--- Exercise details ---
Leaving out the pictures, retype all the material exactly.

--- Data provided ---
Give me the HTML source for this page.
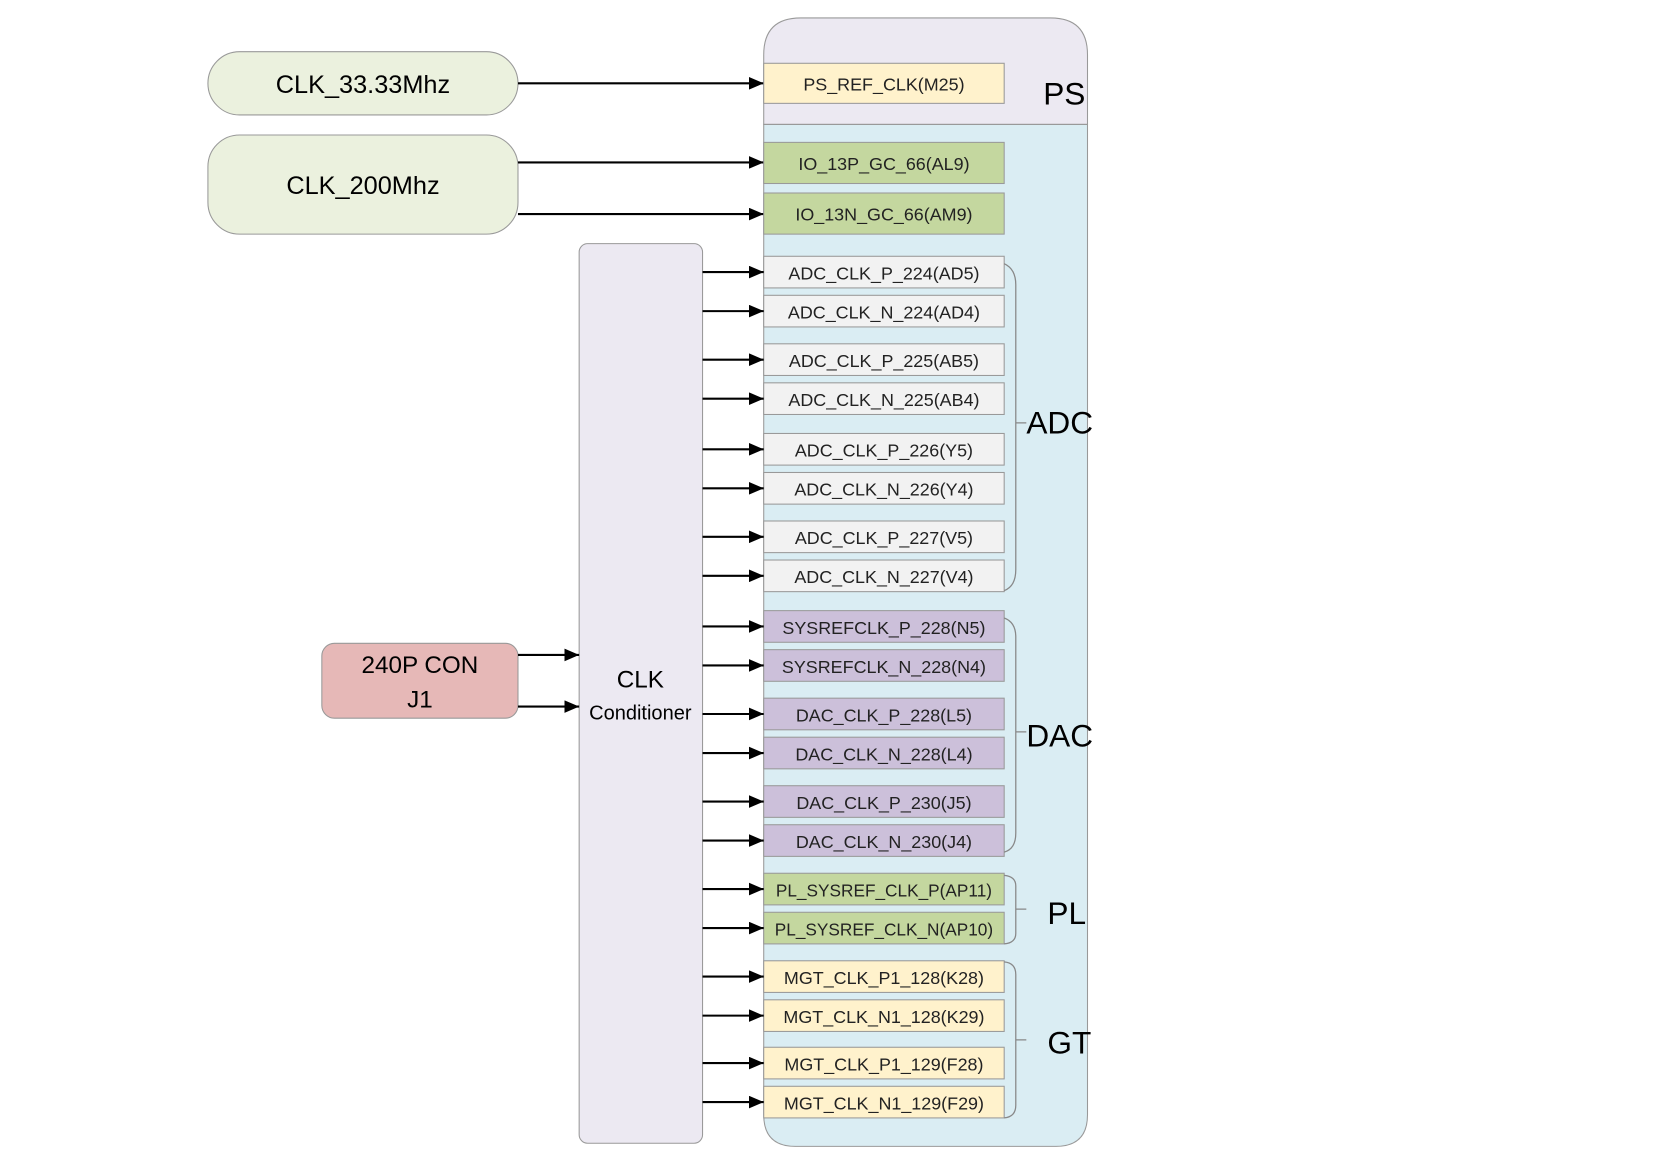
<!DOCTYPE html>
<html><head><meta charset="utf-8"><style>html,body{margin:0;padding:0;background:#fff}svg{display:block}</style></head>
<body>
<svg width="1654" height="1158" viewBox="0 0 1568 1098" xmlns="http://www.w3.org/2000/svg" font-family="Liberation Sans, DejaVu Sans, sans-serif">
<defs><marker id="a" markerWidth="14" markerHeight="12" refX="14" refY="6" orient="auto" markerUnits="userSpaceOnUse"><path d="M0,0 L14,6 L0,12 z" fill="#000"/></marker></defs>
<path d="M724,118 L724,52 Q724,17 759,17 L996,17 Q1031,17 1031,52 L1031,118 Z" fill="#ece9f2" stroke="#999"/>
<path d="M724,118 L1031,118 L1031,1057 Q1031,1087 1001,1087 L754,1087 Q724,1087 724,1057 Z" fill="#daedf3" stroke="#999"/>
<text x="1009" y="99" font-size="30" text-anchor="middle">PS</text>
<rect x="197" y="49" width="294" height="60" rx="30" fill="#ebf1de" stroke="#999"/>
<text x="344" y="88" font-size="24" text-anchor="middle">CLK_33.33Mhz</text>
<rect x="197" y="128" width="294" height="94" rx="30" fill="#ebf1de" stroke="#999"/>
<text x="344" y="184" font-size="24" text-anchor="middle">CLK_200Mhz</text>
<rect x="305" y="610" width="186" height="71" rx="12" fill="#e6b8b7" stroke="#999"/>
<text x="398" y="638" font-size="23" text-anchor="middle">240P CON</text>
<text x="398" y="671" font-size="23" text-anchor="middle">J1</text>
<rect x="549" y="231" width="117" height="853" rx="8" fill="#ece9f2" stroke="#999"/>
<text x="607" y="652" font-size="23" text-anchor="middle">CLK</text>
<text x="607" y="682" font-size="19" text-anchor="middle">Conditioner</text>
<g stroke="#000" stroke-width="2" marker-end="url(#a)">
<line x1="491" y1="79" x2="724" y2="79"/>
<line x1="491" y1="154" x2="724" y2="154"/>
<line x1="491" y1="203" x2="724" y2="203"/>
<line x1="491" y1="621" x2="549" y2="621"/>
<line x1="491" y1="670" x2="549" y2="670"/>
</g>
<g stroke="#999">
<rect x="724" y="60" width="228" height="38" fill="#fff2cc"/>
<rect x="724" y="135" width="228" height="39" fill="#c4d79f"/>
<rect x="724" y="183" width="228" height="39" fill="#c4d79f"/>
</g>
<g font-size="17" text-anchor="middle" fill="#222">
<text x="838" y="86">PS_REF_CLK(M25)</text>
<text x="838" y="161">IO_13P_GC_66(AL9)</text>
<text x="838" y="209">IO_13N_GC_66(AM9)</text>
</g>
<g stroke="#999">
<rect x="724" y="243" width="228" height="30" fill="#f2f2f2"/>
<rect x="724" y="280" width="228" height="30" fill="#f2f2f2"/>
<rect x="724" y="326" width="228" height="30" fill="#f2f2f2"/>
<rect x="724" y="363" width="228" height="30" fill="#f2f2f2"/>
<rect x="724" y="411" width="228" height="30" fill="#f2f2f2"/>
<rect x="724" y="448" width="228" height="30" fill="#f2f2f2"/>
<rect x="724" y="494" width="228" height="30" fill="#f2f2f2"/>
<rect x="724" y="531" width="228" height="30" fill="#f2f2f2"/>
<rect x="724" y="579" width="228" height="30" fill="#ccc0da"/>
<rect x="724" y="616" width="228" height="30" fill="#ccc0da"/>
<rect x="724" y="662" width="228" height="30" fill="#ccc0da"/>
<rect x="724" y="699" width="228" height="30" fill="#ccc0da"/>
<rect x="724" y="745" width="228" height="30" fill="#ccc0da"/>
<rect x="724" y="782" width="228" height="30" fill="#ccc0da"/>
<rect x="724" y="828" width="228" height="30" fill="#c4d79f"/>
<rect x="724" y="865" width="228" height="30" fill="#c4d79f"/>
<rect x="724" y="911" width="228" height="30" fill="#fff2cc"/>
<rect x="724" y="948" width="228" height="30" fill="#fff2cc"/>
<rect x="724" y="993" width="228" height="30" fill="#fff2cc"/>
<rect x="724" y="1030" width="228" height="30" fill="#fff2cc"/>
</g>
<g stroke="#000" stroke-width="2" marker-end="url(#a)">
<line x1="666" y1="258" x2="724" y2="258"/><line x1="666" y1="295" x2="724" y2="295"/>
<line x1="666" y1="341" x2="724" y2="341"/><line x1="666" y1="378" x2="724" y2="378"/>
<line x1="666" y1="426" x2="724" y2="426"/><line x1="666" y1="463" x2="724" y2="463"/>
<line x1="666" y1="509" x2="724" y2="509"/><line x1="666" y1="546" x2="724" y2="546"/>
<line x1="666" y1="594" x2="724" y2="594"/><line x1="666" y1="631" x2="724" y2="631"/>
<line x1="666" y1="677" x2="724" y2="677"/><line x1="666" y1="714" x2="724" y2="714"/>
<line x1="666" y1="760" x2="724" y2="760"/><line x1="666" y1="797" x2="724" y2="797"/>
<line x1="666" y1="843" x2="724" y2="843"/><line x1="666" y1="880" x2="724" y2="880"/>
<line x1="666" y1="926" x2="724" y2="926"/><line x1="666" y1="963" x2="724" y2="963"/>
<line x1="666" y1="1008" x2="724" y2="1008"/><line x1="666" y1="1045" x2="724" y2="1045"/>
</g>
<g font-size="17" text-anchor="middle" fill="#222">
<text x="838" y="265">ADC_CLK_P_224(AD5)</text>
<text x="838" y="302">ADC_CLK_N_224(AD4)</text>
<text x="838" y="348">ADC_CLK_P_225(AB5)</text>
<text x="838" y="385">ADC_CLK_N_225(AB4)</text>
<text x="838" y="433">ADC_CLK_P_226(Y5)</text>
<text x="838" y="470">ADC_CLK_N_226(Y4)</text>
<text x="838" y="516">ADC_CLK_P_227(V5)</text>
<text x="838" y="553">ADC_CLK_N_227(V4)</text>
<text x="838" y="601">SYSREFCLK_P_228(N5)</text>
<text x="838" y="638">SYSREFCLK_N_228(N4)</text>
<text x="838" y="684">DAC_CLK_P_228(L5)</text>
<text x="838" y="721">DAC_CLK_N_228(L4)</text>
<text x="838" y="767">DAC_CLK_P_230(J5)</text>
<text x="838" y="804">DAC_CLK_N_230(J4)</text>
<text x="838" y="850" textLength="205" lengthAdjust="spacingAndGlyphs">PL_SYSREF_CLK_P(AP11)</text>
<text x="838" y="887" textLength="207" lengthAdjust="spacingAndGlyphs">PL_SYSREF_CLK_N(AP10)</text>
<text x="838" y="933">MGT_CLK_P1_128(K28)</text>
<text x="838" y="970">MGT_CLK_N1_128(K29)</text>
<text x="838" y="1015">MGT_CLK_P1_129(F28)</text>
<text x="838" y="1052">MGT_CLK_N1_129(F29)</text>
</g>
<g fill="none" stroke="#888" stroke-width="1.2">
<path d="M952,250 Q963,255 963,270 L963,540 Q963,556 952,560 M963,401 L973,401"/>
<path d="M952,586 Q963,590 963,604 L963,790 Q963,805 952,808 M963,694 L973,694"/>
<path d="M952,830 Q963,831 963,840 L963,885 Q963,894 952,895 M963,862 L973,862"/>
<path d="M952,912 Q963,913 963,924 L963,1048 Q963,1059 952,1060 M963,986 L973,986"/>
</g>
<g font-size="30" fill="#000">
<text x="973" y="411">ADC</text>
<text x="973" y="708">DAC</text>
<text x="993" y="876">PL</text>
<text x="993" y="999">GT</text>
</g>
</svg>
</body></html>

--- Problem solution ---
Give me the HTML source for this page.
<!DOCTYPE html>
<html><head><meta charset="utf-8"><style>html,body{margin:0;padding:0;background:#fff}svg{display:block}</style></head>
<body>
<svg width="1654" height="1158" viewBox="0 0 1568 1098" xmlns="http://www.w3.org/2000/svg" font-family="Liberation Sans, DejaVu Sans, sans-serif">
<defs><marker id="a" markerWidth="14" markerHeight="12" refX="14" refY="6" orient="auto" markerUnits="userSpaceOnUse"><path d="M0,0 L14,6 L0,12 z" fill="#000"/></marker></defs>
<path d="M724,118 L724,52 Q724,17 759,17 L996,17 Q1031,17 1031,52 L1031,118 Z" fill="#ece9f2" stroke="#999"/>
<path d="M724,118 L1031,118 L1031,1057 Q1031,1087 1001,1087 L754,1087 Q724,1087 724,1057 Z" fill="#daedf3" stroke="#999"/>
<text x="1009" y="99" font-size="30" text-anchor="middle">PS</text>
<rect x="197" y="49" width="294" height="60" rx="30" fill="#ebf1de" stroke="#999"/>
<text x="344" y="88" font-size="24" text-anchor="middle">CLK_33.33Mhz</text>
<rect x="197" y="128" width="294" height="94" rx="30" fill="#ebf1de" stroke="#999"/>
<text x="344" y="184" font-size="24" text-anchor="middle">CLK_200Mhz</text>
<rect x="305" y="610" width="186" height="71" rx="12" fill="#e6b8b7" stroke="#999"/>
<text x="398" y="638" font-size="23" text-anchor="middle">240P CON</text>
<text x="398" y="671" font-size="23" text-anchor="middle">J1</text>
<rect x="549" y="231" width="117" height="853" rx="8" fill="#ece9f2" stroke="#999"/>
<text x="607" y="652" font-size="23" text-anchor="middle">CLK</text>
<text x="607" y="682" font-size="19" text-anchor="middle">Conditioner</text>
<g stroke="#000" stroke-width="2" marker-end="url(#a)">
<line x1="491" y1="79" x2="724" y2="79"/>
<line x1="491" y1="154" x2="724" y2="154"/>
<line x1="491" y1="203" x2="724" y2="203"/>
<line x1="491" y1="621" x2="549" y2="621"/>
<line x1="491" y1="670" x2="549" y2="670"/>
</g>
<g stroke="#999">
<rect x="724" y="60" width="228" height="38" fill="#fff2cc"/>
<rect x="724" y="135" width="228" height="39" fill="#c4d79f"/>
<rect x="724" y="183" width="228" height="39" fill="#c4d79f"/>
</g>
<g font-size="17" text-anchor="middle" fill="#222">
<text x="838" y="86">PS_REF_CLK(M25)</text>
<text x="838" y="161">IO_13P_GC_66(AL9)</text>
<text x="838" y="209">IO_13N_GC_66(AM9)</text>
</g>
<g stroke="#999">
<rect x="724" y="243" width="228" height="30" fill="#f2f2f2"/>
<rect x="724" y="280" width="228" height="30" fill="#f2f2f2"/>
<rect x="724" y="326" width="228" height="30" fill="#f2f2f2"/>
<rect x="724" y="363" width="228" height="30" fill="#f2f2f2"/>
<rect x="724" y="411" width="228" height="30" fill="#f2f2f2"/>
<rect x="724" y="448" width="228" height="30" fill="#f2f2f2"/>
<rect x="724" y="494" width="228" height="30" fill="#f2f2f2"/>
<rect x="724" y="531" width="228" height="30" fill="#f2f2f2"/>
<rect x="724" y="579" width="228" height="30" fill="#ccc0da"/>
<rect x="724" y="616" width="228" height="30" fill="#ccc0da"/>
<rect x="724" y="662" width="228" height="30" fill="#ccc0da"/>
<rect x="724" y="699" width="228" height="30" fill="#ccc0da"/>
<rect x="724" y="745" width="228" height="30" fill="#ccc0da"/>
<rect x="724" y="782" width="228" height="30" fill="#ccc0da"/>
<rect x="724" y="828" width="228" height="30" fill="#c4d79f"/>
<rect x="724" y="865" width="228" height="30" fill="#c4d79f"/>
<rect x="724" y="911" width="228" height="30" fill="#fff2cc"/>
<rect x="724" y="948" width="228" height="30" fill="#fff2cc"/>
<rect x="724" y="993" width="228" height="30" fill="#fff2cc"/>
<rect x="724" y="1030" width="228" height="30" fill="#fff2cc"/>
</g>
<g stroke="#000" stroke-width="2" marker-end="url(#a)">
<line x1="666" y1="258" x2="724" y2="258"/><line x1="666" y1="295" x2="724" y2="295"/>
<line x1="666" y1="341" x2="724" y2="341"/><line x1="666" y1="378" x2="724" y2="378"/>
<line x1="666" y1="426" x2="724" y2="426"/><line x1="666" y1="463" x2="724" y2="463"/>
<line x1="666" y1="509" x2="724" y2="509"/><line x1="666" y1="546" x2="724" y2="546"/>
<line x1="666" y1="594" x2="724" y2="594"/><line x1="666" y1="631" x2="724" y2="631"/>
<line x1="666" y1="677" x2="724" y2="677"/><line x1="666" y1="714" x2="724" y2="714"/>
<line x1="666" y1="760" x2="724" y2="760"/><line x1="666" y1="797" x2="724" y2="797"/>
<line x1="666" y1="843" x2="724" y2="843"/><line x1="666" y1="880" x2="724" y2="880"/>
<line x1="666" y1="926" x2="724" y2="926"/><line x1="666" y1="963" x2="724" y2="963"/>
<line x1="666" y1="1008" x2="724" y2="1008"/><line x1="666" y1="1045" x2="724" y2="1045"/>
</g>
<g font-size="17" text-anchor="middle" fill="#222">
<text x="838" y="265">ADC_CLK_P_224(AD5)</text>
<text x="838" y="302">ADC_CLK_N_224(AD4)</text>
<text x="838" y="348">ADC_CLK_P_225(AB5)</text>
<text x="838" y="385">ADC_CLK_N_225(AB4)</text>
<text x="838" y="433">ADC_CLK_P_226(Y5)</text>
<text x="838" y="470">ADC_CLK_N_226(Y4)</text>
<text x="838" y="516">ADC_CLK_P_227(V5)</text>
<text x="838" y="553">ADC_CLK_N_227(V4)</text>
<text x="838" y="601">SYSREFCLK_P_228(N5)</text>
<text x="838" y="638">SYSREFCLK_N_228(N4)</text>
<text x="838" y="684">DAC_CLK_P_228(L5)</text>
<text x="838" y="721">DAC_CLK_N_228(L4)</text>
<text x="838" y="767">DAC_CLK_P_230(J5)</text>
<text x="838" y="804">DAC_CLK_N_230(J4)</text>
<text x="838" y="850" textLength="205" lengthAdjust="spacingAndGlyphs">PL_SYSREF_CLK_P(AP11)</text>
<text x="838" y="887" textLength="207" lengthAdjust="spacingAndGlyphs">PL_SYSREF_CLK_N(AP10)</text>
<text x="838" y="933">MGT_CLK_P1_128(K28)</text>
<text x="838" y="970">MGT_CLK_N1_128(K29)</text>
<text x="838" y="1015">MGT_CLK_P1_129(F28)</text>
<text x="838" y="1052">MGT_CLK_N1_129(F29)</text>
</g>
<g fill="none" stroke="#888" stroke-width="1.2">
<path d="M952,250 Q963,255 963,270 L963,540 Q963,556 952,560 M963,401 L973,401"/>
<path d="M952,586 Q963,590 963,604 L963,790 Q963,805 952,808 M963,694 L973,694"/>
<path d="M952,830 Q963,831 963,840 L963,885 Q963,894 952,895 M963,862 L973,862"/>
<path d="M952,912 Q963,913 963,924 L963,1048 Q963,1059 952,1060 M963,986 L973,986"/>
</g>
<g font-size="30" fill="#000">
<text x="973" y="411">ADC</text>
<text x="973" y="708">DAC</text>
<text x="993" y="876">PL</text>
<text x="993" y="999">GT</text>
</g>
</svg>
</body></html>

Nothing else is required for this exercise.